Speaking at Momentum Media’s Election 2025 breakfast event in Sydney on 10 April, Financial Services Minister, Stephen Jones said the changes to education pathways will halve the time and cost for prospective advisers to join the profession.

In what is likely the outgoing minister’s final public appearance in front of an advice audience, he said under the reforms, “the cost and time to meet the new standard will be halved for most students who are studying a commerce, economics, or finance degree”.

“It means you don’t have to do two degrees,” Jones said.

“Most kids leaving high school today – and I don’t mean any offence – but they’re not saying to themselves, ‘I want to be a financial adviser’.

“The challenge for us is to say how much of that undergraduate degree can articulate into the essential requirements of professional financial advisers. We think we’ve got the balance right there. We don’t tell people they’ve got to go and study another whole degree; we just pick the topics that they need to complement their undergraduate degree.”

According to the minister, the measures will go some way to addressing the significant decline in the number of advisers since the royal commission and the education requirements that were introduced in its wake.

“We’re committed to ensuring that advisers have the training and qualifications they need to act in their clients’ best interests. However, the implementation of the requirement for financial advisers to hold tertiary education qualifications, frankly, was bungled,” Jones said.

“Long-time advisers who diligently acted in their clients’ best interests were told to go back to university or find a new line of work. Unsurprisingly, advisers started leaving the industry in droves, and this was a genuine crisis point for the industry’s liability.”

Pointing to the Labor government’s action on implementing the experienced adviser pathway relatively early in this term of Parliament, he added that while this has halted “the bleeding”, more needs to be done.

“In some ways, the previous government designed a qualifications process that was perfect in theory, but hopeless in practice. It’s a significant investment for young people changing careers, or anybody changing careers, and young people early in school to decide their career path and the tertiary qualifications,” Jones said.

“The status quo is unsustainable, and without change, the profession will hit another crisis point very, very soon, and that’s simply a factor of the numbers. More people are leaving the industry than people who are entering being approved qualification.”

Taylor aims for 30,000 advisers

Also speaking at the event, shadow treasurer Angus Taylor said a Coalition government was also committed to reforming education standards and would make “rebuilding the financial advice industry” a priority.

“This is crucially important. This won’t be just optics or words; this will be driven down into the way we want our regulator and regulation of this industry to work. The numeric target will be embedded in ASIC statement of expectations,” Taylor said.
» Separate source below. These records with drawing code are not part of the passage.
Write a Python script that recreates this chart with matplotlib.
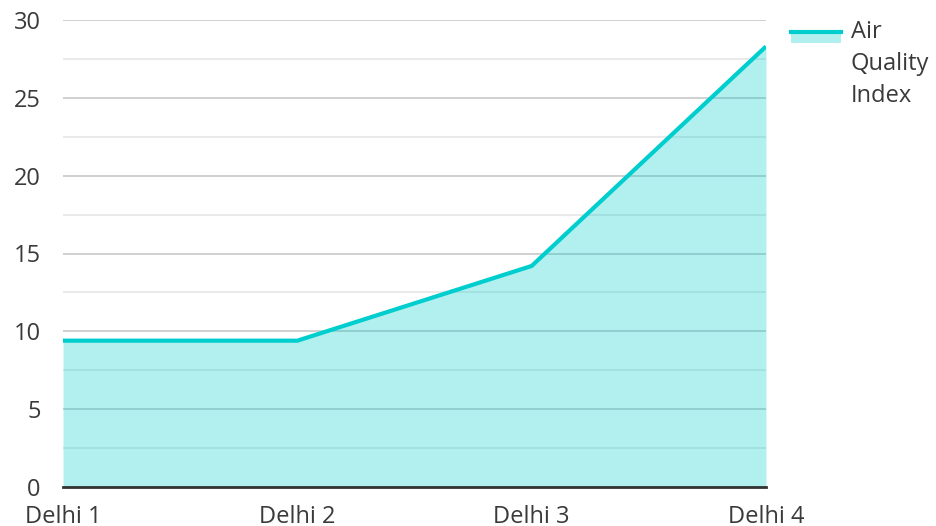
import matplotlib
matplotlib.use("Agg")
import matplotlib.pyplot as plt
from matplotlib.patches import Rectangle
from matplotlib.lines import Line2D
import numpy as np

plt.rcParams['font.family'] = ['Open Sans', 'DejaVu Sans']

categories = ["Delhi 1", "Delhi 2", "Delhi 3", "Delhi 4"]
aqi = [9.4, 9.4, 14.2, 28.3]
series_name = "Air\nQuality\nIndex"

LINE_COL = "#00cece"
TEXT_COL = "#3a3a3a"
W, H = 936, 526

fig = plt.figure(figsize=(W / 100, H / 100), dpi=100)
ax = fig.add_axes([63 / W, 1 - 487 / H, (766 - 63) / W, (487 - 20) / H])

x = np.arange(len(categories))
ax.fill_between(x, 0, aqi, color=LINE_COL, alpha=0.3, linewidth=0, zorder=1)
ax.plot(x, aqi, color=LINE_COL, linewidth=3, solid_capstyle='butt', zorder=3)

ax.set_xlim(0, len(categories) - 1)
ax.set_ylim(0, 30)
ax.set_yticks(np.arange(0, 31, 5))
ax.set_yticks(np.arange(2.5, 30, 5), minor=True)
ax.grid(axis='y', which='major', color='#c8c8c8', linewidth=1.2, zorder=0)
ax.grid(axis='y', which='minor', color='#e6e6e6', linewidth=1.2, zorder=0)
ax.set_axisbelow(True)

ax.set_xticks(x)
ax.set_xticklabels(categories)
ax.tick_params(axis='both', which='both', length=0, labelsize=17, colors=TEXT_COL)
ax.tick_params(axis='y', pad=16)
ax.tick_params(axis='x', pad=13)

for s in ['top', 'right', 'left']:
    ax.spines[s].set_visible(False)
ax.spines['bottom'].set_color('#333333')
ax.spines['bottom'].set_linewidth(2)
ax.spines['bottom'].set_zorder(4)

# legend drawn by hand: line over a filled swatch
fig.add_artist(Rectangle((791 / W, 1 - 43 / H), 50 / W, 12 / H,
                         transform=fig.transFigure, color=LINE_COL, alpha=0.3, lw=0))
fig.add_artist(Line2D([791 / W, 841 / W], [1 - 32 / H, 1 - 32 / H],
                      transform=fig.transFigure, color=LINE_COL, lw=3))
fig.text(851 / W, 1 - 20 / H, series_name, ha='left', va='top',
         fontsize=17, color=TEXT_COL, linespacing=1.45)

fig.savefig("out.png", dpi=100)
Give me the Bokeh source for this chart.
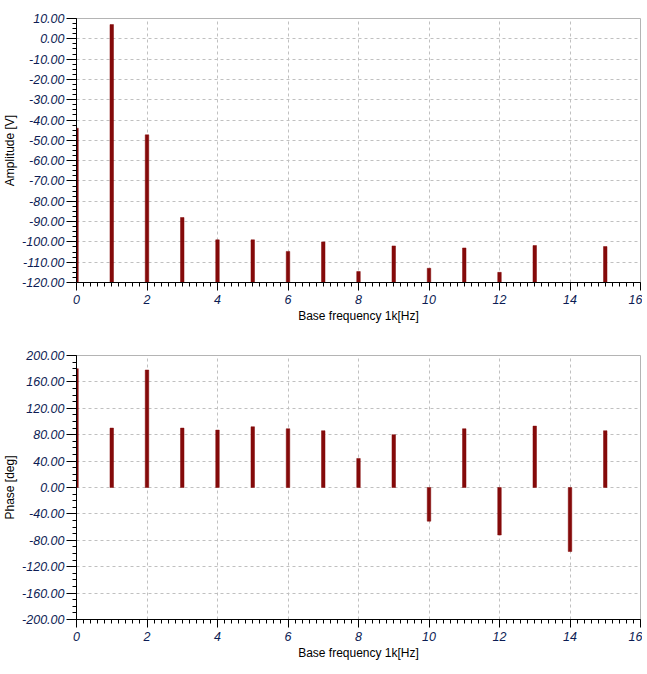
from bokeh.plotting import figure
from bokeh.layouts import column
from bokeh.models import Range1d, SingleIntervalTicker, NumeralTickFormatter
from bokeh.embed import file_html
from bokeh.resources import INLINE

# data
amp_freq = [0, 1, 2, 3, 4, 5, 6, 7, 8, 9, 10, 11, 12, 13, 15]
amplitude = [-44, 7, -47.3, -88, -99, -99, -104.7, -100, -114.6, -102, -113, -103, -115, -101.8, -102.3]
phase_freq = [0, 1, 2, 3, 4, 5, 6, 7, 8, 9, 10, 11, 12, 13, 14, 15]
phase = [180, 90, 178, 90, 87, 92, 89, 86, 44, 80, -51, 89, -72, 93, -97, 86]

x_label = "Base frequency 1k[Hz]"
BAR = "#840a0a"
FONT = "Liberation Sans"
TICK_COLOR = "#0c1c54"


def make_fig(ymin, ymax, yint, ylabel, top_border, bottom_border):
    p = figure(frame_width=564, frame_height=264, output_backend="svg",
               toolbar_location=None, x_range=Range1d(0, 16),
               y_range=Range1d(ymin, ymax),
               min_border_left=67, min_border_right=2, min_border_top=top_border,
               min_border_bottom=bottom_border)
    p.background_fill_color = "white"
    p.border_fill_color = "white"
    p.outline_line_color = "#b4b4b4"
    p.outline_line_width = 1

    xt = SingleIntervalTicker(interval=2, num_minor_ticks=10)
    yt = SingleIntervalTicker(interval=yint, num_minor_ticks=4)
    p.xaxis.ticker = xt
    p.yaxis.ticker = yt
    p.xgrid.ticker = xt
    p.ygrid.ticker = yt
    p.yaxis.formatter = NumeralTickFormatter(format="0.00")

    for g in (p.xgrid, p.ygrid):
        g.grid_line_color = "#c0c0c0"
        g.grid_line_dash = "3 3"
        g.grid_line_width = 1

    for ax in (p.xaxis, p.yaxis):
        ax.axis_line_color = "black"
        ax.major_tick_line_color = "black"
        ax.minor_tick_line_color = "black"
        ax.major_tick_in = 0
        ax.minor_tick_in = 0
        ax.minor_tick_out = 4
        ax.major_label_text_font = FONT
        ax.major_label_text_font_style = "italic"
        ax.major_label_text_font_size = "12.5px"
        ax.major_label_text_color = TICK_COLOR
        ax.axis_label_text_font = FONT
        ax.axis_label_text_font_style = "normal"
        ax.axis_label_text_font_size = "12px"
        ax.axis_label_text_color = "black"
        ax.axis_label_standoff = 2
    p.yaxis.major_tick_out = 10
    p.yaxis.major_label_standoff = 2
    p.xaxis.major_tick_out = 8
    p.xaxis.major_label_standoff = 4
    p.xaxis.axis_label = x_label
    p.yaxis.axis_label = ylabel
    return p


p1 = make_fig(-120, 10, 10, "Amplitude [V]", 18, 63)
p1.vbar(x=amp_freq, top=amplitude, bottom=-120, width=0.1,
        fill_color=BAR, line_color=BAR, line_width=0.5)

p2 = make_fig(-200, 200, 40, "Phase [deg]", 10, 47)
p2.vbar(x=phase_freq, top=phase, bottom=0, width=0.1,
        fill_color=BAR, line_color=BAR, line_width=0.5)

layout = column(p1, p2, spacing=0)
open("out.html", "w").write(file_html(layout, INLINE))
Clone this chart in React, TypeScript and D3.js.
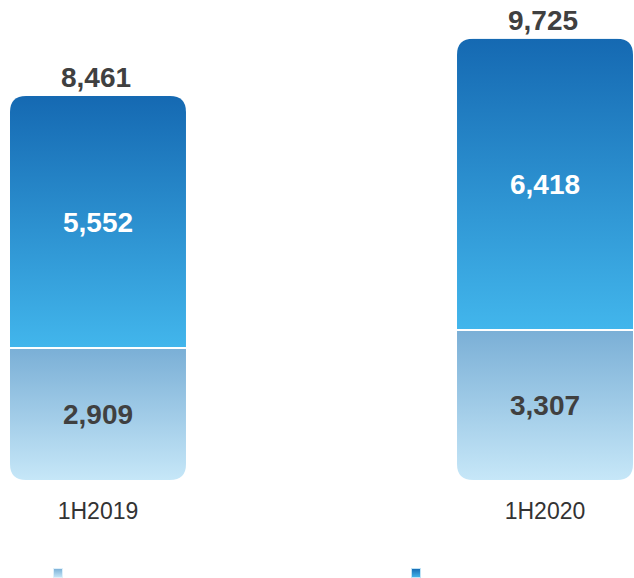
import React from "react";
import * as d3 from "d3";

const categories = ["1H2019", "1H2020"];
const bottomValues = [2909, 3307];
const topValues = [5552, 6418];
const totals = [8461, 9725];
const legendLabels = ["", ""];

const W = 634;
const H = 578;

function roundedPath(x: number, y: number, w: number, h: number, r: number) {
  return `M${x},${y + r} Q${x},${y} ${x + r},${y} L${x + w - r},${y} Q${x + w},${y} ${x + w},${y + r} L${x + w},${y + h - r} Q${x + w},${y + h} ${x + w - r},${y + h} L${x + r},${y + h} Q${x},${y + h} ${x},${y + h - r} Z`;
}

export default function App() {
  const x = d3.scaleBand<string>().domain(categories).range([10, 633]).paddingInner(0.6063).paddingOuter(0);
  const y = d3.scaleLinear().domain([0, 10000]).range([480, 26.15]);
  const bw = x.bandwidth();
  const font = "'Liberation Sans', Arial, sans-serif";
  return (
    <svg width={W} height={H} style={{ position: "absolute", left: 0, top: 0 }} fontFamily={font}>
      <defs>
        <linearGradient id="gTop" x1="0" y1="0" x2="0" y2="1">
          <stop offset="0" stopColor="#1569b2" />
          <stop offset="1" stopColor="#42b6ec" />
        </linearGradient>
        <linearGradient id="gBot" x1="0" y1="0" x2="0" y2="1">
          <stop offset="0" stopColor="#7aafd6" />
          <stop offset="1" stopColor="#c6e7f8" />
        </linearGradient>
        {categories.map((c, i) => (
          <clipPath id={`clip${i}`} key={c}>
            <path d={roundedPath(x(c)!, y(totals[i]), bw, y(0) - y(totals[i]), 16)} />
          </clipPath>
        ))}
      </defs>
      {categories.map((c, i) => {
        const bx = x(c)!;
        const cx = bx + bw / 2;
        const ySplit = y(bottomValues[i]);
        const yTop = y(bottomValues[i] + topValues[i]);
        return (
          <g key={c}>
            <g clipPath={`url(#clip${i})`}>
              <rect x={bx} y={yTop} width={bw} height={ySplit - yTop} fill="url(#gTop)" />
              <rect x={bx} y={ySplit} width={bw} height={y(0) - ySplit} fill="url(#gBot)" />
              <line x1={bx} x2={bx + bw} y1={ySplit} y2={ySplit} stroke="#fff" strokeWidth={2} />
            </g>
            <text x={cx} y={(yTop + ySplit) / 2} dy="0.36em" textAnchor="middle" fontSize={28} fontWeight="bold" fill="#ffffff">
              {d3.format(",")(topValues[i])}
            </text>
            <text x={cx} y={(ySplit + y(0)) / 2} dy="0.36em" textAnchor="middle" fontSize={28} fontWeight="bold" fill="#404040">
              {d3.format(",")(bottomValues[i])}
            </text>
            <text x={cx - 2} y={y(totals[i]) - 9} textAnchor="middle" fontSize={28} fontWeight="bold" fill="#404040">
              {d3.format(",")(totals[i])}
            </text>
            <text x={cx} y={519} textAnchor="middle" fontSize={23} fill="#333333">
              {c}
            </text>
          </g>
        );
      })}
      <g>
        <rect x={53.5} y={568.5} width={9} height={9} fill="url(#gBot)" stroke="#dff0fa" strokeWidth={1} />
        <text x={68} y={577} fontSize={12} fill="#333">{legendLabels[0]}</text>
        <rect x={411.5} y={568.5} width={9} height={9} fill="url(#gTop)" stroke="#bfe3f6" strokeWidth={1} />
        <text x={426} y={577} fontSize={12} fill="#333">{legendLabels[1]}</text>
      </g>
    </svg>
  );
}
“ASIC and the other regulators have traditionally seen their statement of expectations, what is expected of them by government, as just focused on managing risk, adding regulation and bureaucracy. But the sector they’re overseeing has to succeed, that has to work for Australians, and has to ensure that Australian investments are stewarded in an appropriate way.”

He added: “We need to make sure we get the sector back to where it needs to be, which we believe is 30,000 advisers.”

Shadow financial services minister Luke Howarth, also speaking on Thursday morning, reiterated this goal, calling it a “north star” for future advice reform, thought he conceded that a time frame on reaching the 30,000 number has not been set.

“Setting the target acknowledges the collapse in adviser numbers due to excessive regulation and red tape,” Howarth said.

“We know that ultimately fewer advisers means advice is becoming less affordable and accessible for Australians that need it most.”